Answer: 4032 Explain
This is a question about finding a specific part in a big multiplication problem, like expanding $(A+B)$ many times. The special pattern for these kinds of problems is called the Binomial Expansion. The solving step is:

1. **Understand the parts:** We have $(2x - y^2)^9$. This means we are multiplying $(2x - y^2)$ by itself 9 times.
Imagine we have 9 brackets: $(2x - y^2)(2x - y^2)...(2x - y^2)$.
When we multiply everything out, each term will be made by picking either $2x$ or $-y^2$ from each of the 9 brackets.
Let's say we pick $(2x)$ 'm' times and $(-y^2)$ 'k' times.
Then, 'm' + 'k' must equal 9 (because we have 9 brackets in total).
So, a general term will look like: (some number) $\times (2x)^m \times (-y^2)^k$.

2. **Find the powers for $x$ and $y$**: We want the term with $x^5 y^8$.
* For the $x$ part: $(2x)^m$ gives us $x^m$. So, we need $m=5$.
* For the $y$ part: $(-y^2)^k$ gives us $y^{2k}$. So, we need $2k=8$. This means $k = 8 \div 2 = 4$.
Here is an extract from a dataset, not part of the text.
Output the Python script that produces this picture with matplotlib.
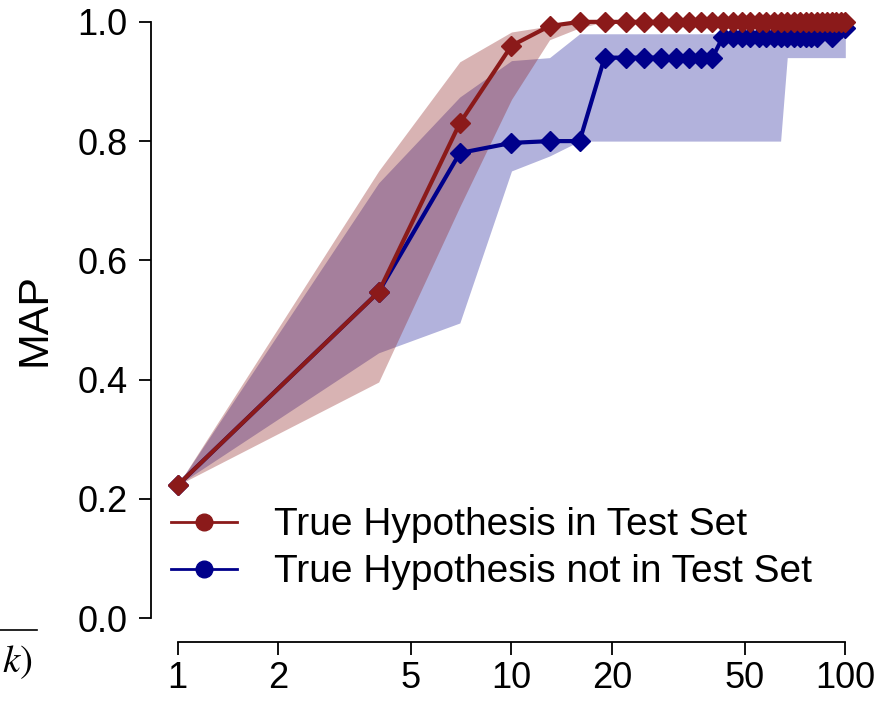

3. **Check our numbers:** We found $m=5$ and $k=4$. Does $m+k = 9$? Yes, $5+4=9$. This means these are the correct numbers of times we pick $2x$ and $-y^2$.

4. **Calculate the "some number" part (the coefficient):** The "some number" part is how many different ways we can choose 4 of the $(-y^2)$ terms (or 5 of the $(2x)$ terms) out of the 9 brackets. This is written as "9 choose 4" or $\binom{9}{4}$.
$\binom{9}{4} = \frac{9 \times 8 \times 7 \times 6}{4 \times 3 \times 2 \times 1}$
$= \frac{3024}{24}$
$= 126$

5. **Put it all together for the coefficient:**
The term is $\binom{9}{4} (2x)^5 (-y^2)^4$.
Let's break down the numbers:
* $\binom{9}{4} = 126$ (from step 4)
* $(2x)^5 = 2^5 \times x^5 = (2 \times 2 \times 2 \times 2 \times 2) \times x^5 = 32 x^5$
* $(-y^2)^4 = (-1)^4 \times (y^2)^4 = 1 \times y^{2 \times 4} = y^8$ (because a negative number raised to an even power becomes positive).

Now, multiply all the number parts:
Coefficient $= 126 \times 32 \times 1$
$126 \times 32 = 4032$

So, the coefficient of $x^5 y^8$ is 4032.